When news spread that director Josh Boone was intending to create Mutant horror film, this surgeon’s interests were piqued. Even with its YA moniker attached proved no obstacle for my expectations at the thought of a dark world to be explored. So it was with much disappointment that constant barriers were thrust in its way including the transition under the Disney umbrella with fears that it would soften the scare factor, the interest started to wane.
Despite this, I was still intent on seeing the final product, so when it finally surfaced this week, I propelled it to the top of my list and while it fell short in some areas, the end result is far from tragic with Boone serving up a decent film.
The concept follows Dani Moonstar (Psyche) played by Blu Hunt, a young Cheyenne girl whose village is attacked by an unknown entity. She awakens in a hospital under the guidance of Dr. Reyes, the only adult visible in the entire film. Joining Dani in the unit are a batch of young mutant misfits that promise to be a more credible group with super powers than The Dream Warriors could muster.
Making up the motley crew is Magik, a Russian with the power of teleportation, among other things, who serves as the needle in Dani’s back for most of the film and could seriously com across as two-dimensional, but thankfully Anya Taylor-Joy (The VVitch) manages to sharpen some further points to her character adding much needed dexterity.
Charlie Heaton (Stranger Things) is equally enjoyable on screen as Cannonball, a tortured soul with the power of jet propulsion.

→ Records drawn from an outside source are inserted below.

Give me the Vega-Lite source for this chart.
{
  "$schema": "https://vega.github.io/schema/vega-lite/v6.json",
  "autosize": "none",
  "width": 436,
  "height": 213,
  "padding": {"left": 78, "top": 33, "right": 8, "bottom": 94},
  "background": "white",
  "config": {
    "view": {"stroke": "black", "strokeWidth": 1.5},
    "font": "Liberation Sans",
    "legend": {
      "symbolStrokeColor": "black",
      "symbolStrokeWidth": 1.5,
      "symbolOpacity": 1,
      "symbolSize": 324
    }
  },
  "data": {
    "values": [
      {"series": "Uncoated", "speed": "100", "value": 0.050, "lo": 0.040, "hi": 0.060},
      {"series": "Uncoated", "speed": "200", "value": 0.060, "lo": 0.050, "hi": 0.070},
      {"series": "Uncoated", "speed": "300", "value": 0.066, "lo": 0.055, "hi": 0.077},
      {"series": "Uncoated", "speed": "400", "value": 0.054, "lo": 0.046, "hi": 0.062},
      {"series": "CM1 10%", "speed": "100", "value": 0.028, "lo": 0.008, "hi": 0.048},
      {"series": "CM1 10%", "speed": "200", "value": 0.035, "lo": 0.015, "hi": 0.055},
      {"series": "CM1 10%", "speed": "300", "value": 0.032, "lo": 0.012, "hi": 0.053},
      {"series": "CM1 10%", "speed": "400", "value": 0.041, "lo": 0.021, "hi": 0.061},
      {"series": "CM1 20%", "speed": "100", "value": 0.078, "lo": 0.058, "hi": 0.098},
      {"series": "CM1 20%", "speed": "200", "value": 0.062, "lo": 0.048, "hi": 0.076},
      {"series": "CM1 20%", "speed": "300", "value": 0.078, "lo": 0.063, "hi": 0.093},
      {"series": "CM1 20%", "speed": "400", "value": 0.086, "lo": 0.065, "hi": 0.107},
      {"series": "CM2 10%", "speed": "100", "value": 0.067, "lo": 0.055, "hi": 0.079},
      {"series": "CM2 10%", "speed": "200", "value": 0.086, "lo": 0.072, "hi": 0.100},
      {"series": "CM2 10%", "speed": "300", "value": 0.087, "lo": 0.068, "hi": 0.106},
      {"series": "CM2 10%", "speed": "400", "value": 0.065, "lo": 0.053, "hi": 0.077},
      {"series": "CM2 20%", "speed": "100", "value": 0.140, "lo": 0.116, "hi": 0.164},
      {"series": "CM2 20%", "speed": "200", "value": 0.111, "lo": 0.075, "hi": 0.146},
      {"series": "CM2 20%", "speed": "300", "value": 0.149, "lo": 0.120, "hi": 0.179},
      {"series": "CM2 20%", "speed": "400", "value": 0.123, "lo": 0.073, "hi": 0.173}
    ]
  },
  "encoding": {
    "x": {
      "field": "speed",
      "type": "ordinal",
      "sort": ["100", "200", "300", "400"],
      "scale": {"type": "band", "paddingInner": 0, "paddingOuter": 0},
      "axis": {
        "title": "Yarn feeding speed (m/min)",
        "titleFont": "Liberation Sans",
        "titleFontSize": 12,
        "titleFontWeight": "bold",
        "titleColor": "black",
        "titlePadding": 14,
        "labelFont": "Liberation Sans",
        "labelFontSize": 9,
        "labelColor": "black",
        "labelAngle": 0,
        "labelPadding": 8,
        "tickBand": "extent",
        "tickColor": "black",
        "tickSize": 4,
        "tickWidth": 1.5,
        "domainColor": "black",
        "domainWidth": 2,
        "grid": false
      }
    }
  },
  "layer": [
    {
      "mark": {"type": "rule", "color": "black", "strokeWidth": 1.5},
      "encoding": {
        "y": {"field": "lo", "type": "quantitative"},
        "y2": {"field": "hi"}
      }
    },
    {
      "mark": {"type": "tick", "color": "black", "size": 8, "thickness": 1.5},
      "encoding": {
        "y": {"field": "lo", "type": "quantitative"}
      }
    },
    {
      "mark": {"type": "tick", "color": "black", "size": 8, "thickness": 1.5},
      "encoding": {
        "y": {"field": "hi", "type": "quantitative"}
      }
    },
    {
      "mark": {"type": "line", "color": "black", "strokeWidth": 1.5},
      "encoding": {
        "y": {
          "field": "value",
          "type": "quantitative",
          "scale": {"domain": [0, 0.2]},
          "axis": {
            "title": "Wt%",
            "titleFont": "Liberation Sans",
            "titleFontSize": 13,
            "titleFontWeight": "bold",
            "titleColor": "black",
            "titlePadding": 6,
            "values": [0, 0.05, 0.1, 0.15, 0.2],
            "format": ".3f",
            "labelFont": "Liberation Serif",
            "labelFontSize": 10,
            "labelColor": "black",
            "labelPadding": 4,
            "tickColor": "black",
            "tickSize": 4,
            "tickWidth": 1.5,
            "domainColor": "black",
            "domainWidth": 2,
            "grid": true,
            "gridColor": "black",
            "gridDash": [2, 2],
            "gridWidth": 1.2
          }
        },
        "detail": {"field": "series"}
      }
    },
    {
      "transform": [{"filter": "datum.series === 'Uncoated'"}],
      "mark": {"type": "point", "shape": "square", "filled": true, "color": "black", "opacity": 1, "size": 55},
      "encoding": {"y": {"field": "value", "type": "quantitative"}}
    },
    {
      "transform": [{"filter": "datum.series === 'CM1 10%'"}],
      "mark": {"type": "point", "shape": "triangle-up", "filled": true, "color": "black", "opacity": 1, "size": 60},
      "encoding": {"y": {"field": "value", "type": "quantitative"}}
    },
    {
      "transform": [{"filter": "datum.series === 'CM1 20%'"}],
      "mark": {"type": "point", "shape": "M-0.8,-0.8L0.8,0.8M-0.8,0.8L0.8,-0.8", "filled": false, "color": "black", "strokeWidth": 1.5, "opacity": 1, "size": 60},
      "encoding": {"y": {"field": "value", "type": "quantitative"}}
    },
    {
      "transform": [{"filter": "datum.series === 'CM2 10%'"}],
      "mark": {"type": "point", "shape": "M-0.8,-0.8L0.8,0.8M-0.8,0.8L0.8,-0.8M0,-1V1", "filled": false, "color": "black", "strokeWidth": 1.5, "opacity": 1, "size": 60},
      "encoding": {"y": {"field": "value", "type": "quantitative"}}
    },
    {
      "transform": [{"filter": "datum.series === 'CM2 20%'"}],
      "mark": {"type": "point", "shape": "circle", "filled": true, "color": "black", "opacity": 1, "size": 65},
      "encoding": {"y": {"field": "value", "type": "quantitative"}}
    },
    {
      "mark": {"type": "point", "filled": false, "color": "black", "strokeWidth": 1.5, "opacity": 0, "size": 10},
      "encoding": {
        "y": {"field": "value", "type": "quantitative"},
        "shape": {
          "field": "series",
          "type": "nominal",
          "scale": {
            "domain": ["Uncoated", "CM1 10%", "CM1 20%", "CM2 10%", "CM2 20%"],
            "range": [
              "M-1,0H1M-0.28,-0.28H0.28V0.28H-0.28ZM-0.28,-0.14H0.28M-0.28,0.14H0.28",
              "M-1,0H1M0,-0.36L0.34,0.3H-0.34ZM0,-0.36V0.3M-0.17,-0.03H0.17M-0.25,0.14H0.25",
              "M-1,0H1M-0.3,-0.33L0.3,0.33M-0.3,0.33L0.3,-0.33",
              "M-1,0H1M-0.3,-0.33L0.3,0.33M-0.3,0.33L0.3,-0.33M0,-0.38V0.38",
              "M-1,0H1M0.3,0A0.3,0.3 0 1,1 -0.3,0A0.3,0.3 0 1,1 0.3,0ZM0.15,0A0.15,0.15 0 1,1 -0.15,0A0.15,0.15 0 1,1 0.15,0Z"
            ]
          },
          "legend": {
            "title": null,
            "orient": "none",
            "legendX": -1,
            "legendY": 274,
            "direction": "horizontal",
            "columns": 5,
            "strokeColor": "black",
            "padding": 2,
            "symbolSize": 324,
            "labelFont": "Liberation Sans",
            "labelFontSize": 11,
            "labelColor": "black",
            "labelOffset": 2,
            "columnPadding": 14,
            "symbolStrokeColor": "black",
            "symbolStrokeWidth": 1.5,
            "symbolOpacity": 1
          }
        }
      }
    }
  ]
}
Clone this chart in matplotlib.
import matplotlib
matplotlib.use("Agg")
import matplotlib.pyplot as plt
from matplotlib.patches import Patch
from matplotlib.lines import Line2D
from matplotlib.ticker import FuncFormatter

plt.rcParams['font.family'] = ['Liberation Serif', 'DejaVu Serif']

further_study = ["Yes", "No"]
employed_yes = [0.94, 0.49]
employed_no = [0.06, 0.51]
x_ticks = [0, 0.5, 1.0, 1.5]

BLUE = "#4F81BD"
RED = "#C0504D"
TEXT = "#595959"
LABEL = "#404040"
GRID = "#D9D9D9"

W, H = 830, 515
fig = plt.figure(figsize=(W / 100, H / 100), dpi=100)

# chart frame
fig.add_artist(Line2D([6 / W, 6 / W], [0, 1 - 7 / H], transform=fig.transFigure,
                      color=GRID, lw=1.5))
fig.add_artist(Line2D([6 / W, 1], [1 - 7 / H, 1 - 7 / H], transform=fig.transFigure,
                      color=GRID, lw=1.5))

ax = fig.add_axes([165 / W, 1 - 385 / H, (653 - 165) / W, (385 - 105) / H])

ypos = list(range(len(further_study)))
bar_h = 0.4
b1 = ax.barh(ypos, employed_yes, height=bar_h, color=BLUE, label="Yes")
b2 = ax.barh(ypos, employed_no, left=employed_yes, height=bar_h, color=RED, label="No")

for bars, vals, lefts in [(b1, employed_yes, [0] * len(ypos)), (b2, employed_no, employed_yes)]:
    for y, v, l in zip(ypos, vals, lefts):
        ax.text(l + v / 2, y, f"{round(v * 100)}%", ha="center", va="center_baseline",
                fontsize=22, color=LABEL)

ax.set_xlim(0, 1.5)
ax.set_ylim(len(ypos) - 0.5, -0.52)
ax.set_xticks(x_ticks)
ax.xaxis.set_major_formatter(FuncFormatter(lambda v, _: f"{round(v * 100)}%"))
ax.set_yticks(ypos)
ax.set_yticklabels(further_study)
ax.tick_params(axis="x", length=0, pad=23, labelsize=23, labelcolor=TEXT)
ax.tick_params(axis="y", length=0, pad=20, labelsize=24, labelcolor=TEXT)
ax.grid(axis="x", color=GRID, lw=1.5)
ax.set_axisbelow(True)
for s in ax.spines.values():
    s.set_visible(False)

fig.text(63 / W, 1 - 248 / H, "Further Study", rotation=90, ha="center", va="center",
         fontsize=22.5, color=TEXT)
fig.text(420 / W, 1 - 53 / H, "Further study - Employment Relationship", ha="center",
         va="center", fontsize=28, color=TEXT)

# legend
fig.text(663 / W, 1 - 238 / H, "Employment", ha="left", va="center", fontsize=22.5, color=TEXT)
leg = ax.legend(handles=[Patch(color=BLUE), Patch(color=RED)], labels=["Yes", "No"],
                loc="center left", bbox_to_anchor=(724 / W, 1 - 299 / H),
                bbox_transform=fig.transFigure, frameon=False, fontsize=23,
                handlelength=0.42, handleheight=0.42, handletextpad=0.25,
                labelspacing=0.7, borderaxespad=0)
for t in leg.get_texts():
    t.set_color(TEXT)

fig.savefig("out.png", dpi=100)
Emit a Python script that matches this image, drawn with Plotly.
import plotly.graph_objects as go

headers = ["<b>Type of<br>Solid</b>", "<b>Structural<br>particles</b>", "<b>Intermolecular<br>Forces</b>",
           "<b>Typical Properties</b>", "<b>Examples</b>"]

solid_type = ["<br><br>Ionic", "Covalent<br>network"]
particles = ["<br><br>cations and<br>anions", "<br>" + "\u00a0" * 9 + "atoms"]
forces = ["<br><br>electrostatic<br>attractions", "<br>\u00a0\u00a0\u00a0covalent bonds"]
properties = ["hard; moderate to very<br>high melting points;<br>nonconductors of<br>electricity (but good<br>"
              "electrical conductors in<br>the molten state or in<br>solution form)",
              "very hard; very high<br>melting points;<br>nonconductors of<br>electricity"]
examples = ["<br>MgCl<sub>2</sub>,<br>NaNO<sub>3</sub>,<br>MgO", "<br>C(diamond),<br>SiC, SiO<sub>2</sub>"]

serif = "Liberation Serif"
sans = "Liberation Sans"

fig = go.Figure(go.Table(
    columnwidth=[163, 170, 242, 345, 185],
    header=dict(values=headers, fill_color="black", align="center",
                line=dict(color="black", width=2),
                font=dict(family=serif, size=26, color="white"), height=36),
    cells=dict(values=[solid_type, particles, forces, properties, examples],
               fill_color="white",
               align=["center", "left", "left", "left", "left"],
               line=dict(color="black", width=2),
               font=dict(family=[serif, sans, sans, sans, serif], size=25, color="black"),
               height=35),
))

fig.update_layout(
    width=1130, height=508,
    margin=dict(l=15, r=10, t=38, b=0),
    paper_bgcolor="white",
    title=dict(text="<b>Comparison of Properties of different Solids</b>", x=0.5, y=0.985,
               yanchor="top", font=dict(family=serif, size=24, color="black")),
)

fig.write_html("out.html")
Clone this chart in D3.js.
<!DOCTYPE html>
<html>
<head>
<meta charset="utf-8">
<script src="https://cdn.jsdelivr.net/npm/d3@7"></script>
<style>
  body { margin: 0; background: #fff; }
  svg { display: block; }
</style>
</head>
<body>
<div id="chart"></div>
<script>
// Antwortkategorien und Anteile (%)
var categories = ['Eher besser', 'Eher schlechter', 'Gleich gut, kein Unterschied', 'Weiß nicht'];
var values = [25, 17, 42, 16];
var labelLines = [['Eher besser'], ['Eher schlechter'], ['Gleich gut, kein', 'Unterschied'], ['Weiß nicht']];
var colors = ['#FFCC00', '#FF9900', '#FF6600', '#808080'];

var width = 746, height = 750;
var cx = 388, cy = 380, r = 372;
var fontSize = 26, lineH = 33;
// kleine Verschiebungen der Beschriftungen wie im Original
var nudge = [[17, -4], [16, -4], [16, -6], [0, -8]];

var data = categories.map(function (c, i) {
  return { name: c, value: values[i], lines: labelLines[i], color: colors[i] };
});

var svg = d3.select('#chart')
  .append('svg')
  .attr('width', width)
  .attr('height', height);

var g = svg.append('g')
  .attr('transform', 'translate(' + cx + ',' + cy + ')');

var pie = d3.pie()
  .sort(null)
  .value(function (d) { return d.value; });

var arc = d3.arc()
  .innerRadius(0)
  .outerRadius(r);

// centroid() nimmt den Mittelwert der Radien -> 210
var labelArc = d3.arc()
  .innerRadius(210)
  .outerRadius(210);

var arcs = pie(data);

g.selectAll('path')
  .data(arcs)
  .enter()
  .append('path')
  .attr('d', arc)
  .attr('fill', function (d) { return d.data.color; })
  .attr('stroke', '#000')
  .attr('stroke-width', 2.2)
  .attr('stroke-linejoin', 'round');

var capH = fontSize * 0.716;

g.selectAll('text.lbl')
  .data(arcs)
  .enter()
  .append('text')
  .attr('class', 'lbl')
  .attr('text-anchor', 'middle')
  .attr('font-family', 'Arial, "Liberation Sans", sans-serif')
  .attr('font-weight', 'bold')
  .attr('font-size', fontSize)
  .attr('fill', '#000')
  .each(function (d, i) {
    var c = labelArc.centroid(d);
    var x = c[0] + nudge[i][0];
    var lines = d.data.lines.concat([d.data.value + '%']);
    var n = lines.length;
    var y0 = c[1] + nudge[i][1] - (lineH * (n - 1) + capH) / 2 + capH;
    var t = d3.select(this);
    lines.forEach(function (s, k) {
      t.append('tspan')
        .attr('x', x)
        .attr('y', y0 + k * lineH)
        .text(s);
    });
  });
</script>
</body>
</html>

There are times that Heaton’s brooding presence appears to tap into James Dean’s aura with his performance, stealing the audience’s gaze with some subtle movements, which at times makes you wish he had more screen time.
Henry Zaga’s (Teen Wolf) portrayal of Sunspot feels a little under cooked for a super hero who’s ability is to channel solar power, and as such feels the weaker of the group. If anything it’s Maisie Williams’ (Game of Thrones) performance of Wolfsbane, a mutant with lycanthrope abilities that outshines her counterparts with a beautiful blend of strength and vulnerability. She’s such a joy to watch and continues to deliver characters with so many layers and blends them with her own special touch.
All of this serves well for the narrative that forces this mismatched group together for a common cause when another unknown entity appears to be attacking their weaknesses. It’s one nagging point for me however, is that by placing Dani as our central protagonist and surrounding her with mystery, she has very little to do other than to serve as our narrator until her ability is able to be unleashed.
With all the promise of a horror film tied into the Marvel universe, The New Mutants suffers under the shroud of its YA genre and fails to deliver anything truly fearful.
It does however, serve a semi-decent psychological movie, tapping into the mindset of troubled youths imprisoned in a world where they must discover themselves in order to survive.